Rafael Koch Rossi

The Persona of Lana Del Rey On and Off Stage

A Lana Del Rey post sparks controversy, putting her identity into question.

Last summer, iconic singer-songwriter Elizabeth Grant, with the stage name Lana Del Rey, made headlines with an extremely inflammatory Instagram post where she called out and attacked numerous famous female artists, many of whom were women of color. For an artist that sings about many important topics including mental health, trauma, and feminism, there seems to be a strong disconnect between Lana Del Rey, the Californian romantic persona, and Elizabeth Grant, the actual person. 

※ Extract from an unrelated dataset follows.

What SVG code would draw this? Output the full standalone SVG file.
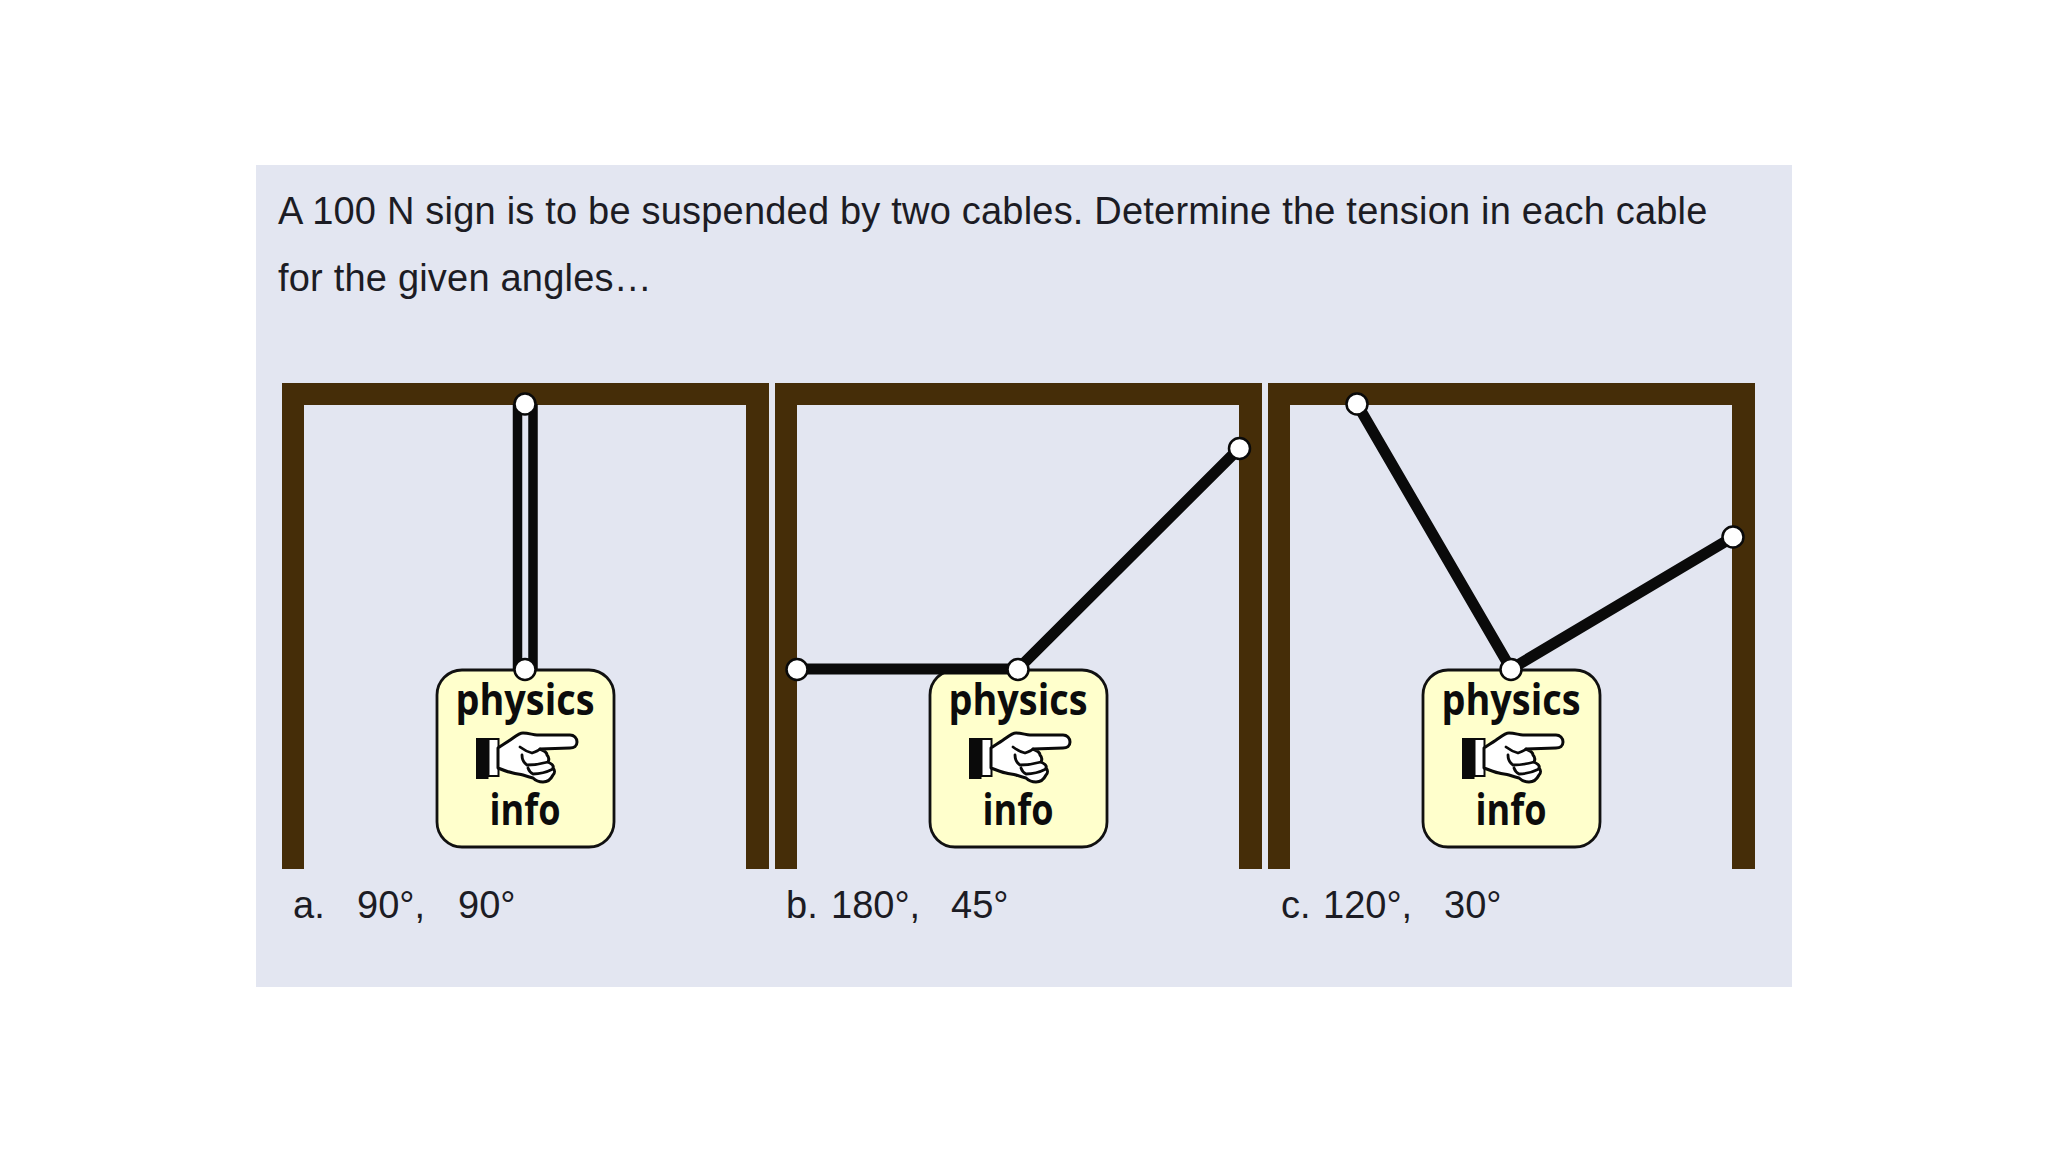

Lana Del Rey released her fifth studio album this year titled Norman F*****g Rockwell, and it soon became a huge success across the world. This is unlike when she first entered the music industry, where she was met with crushing criticism. Her unique 1950’s vintage aesthetic coupled with accusations of abuse glamorization in her songs made her highly critiqued and seemingly unlikely to succeed. Due to her stories and perspectives of abuse and trauma, the topic of feminism has always been intertwined with Lana Del Rey’s musical journey. Particularly, Lana Del Rey has long been accused of being anti-feminist.

Despite all the criticism she has received over the years, her melancholic, noir music has resonated with many fans across the world due to their extremely raw, candid topics. In many ways, the persona of Lana Del Rey and her music has become someone that people can relate to.

In the controversial Instagram post, she pointed out a double-standard between the critiques of her music versus other feminist artists. She asked whether she could go back to writing songs about her struggles with trauma and abuse because other women of color such as Doja Cat, Beyonce, Cardi B, and Camila Cabello have been able to sexualize themselves and gain rapid success from their songs. Del Rey also asserted that the hate she received from the music industry was the reason for their success, essentially claiming that she was the scapegoat for their achievements.

Though her broader message was to call out the music industry that seemed to only promote feminism that supported strong, independent women rather than her own experience of wanting to be feminine and romantic, she instead shifted the blame to women of color. In doing so, Lana Del Rey clearly contradicted her own song messages of female connection and support for other women in the music industry. Moreover, the white-savior tone of her post is particularly troubling. Her position as a white woman blatantly acting like she has paved the way for others fails to acknowledge the role of women of color in creating their own success.

Lana Del Rey’s actions have sparked wide controversy across the internet. Del Rey claims that her post was not racially-motivated, but there is a clear pattern in who she calls out: mostly black and brown strong female singers. How can Elizabeth Grant, the off stage part of Del Rey’s identity, one of the biggest symbols for modern, inclusive feminism, act so different to her on-stage persona? Many other singers and entertainers have the same stances on social topics with and without their celebrity persona, so why is Lana Del Rey different? Nobody can say for sure, but it is definitely a conflicting situation.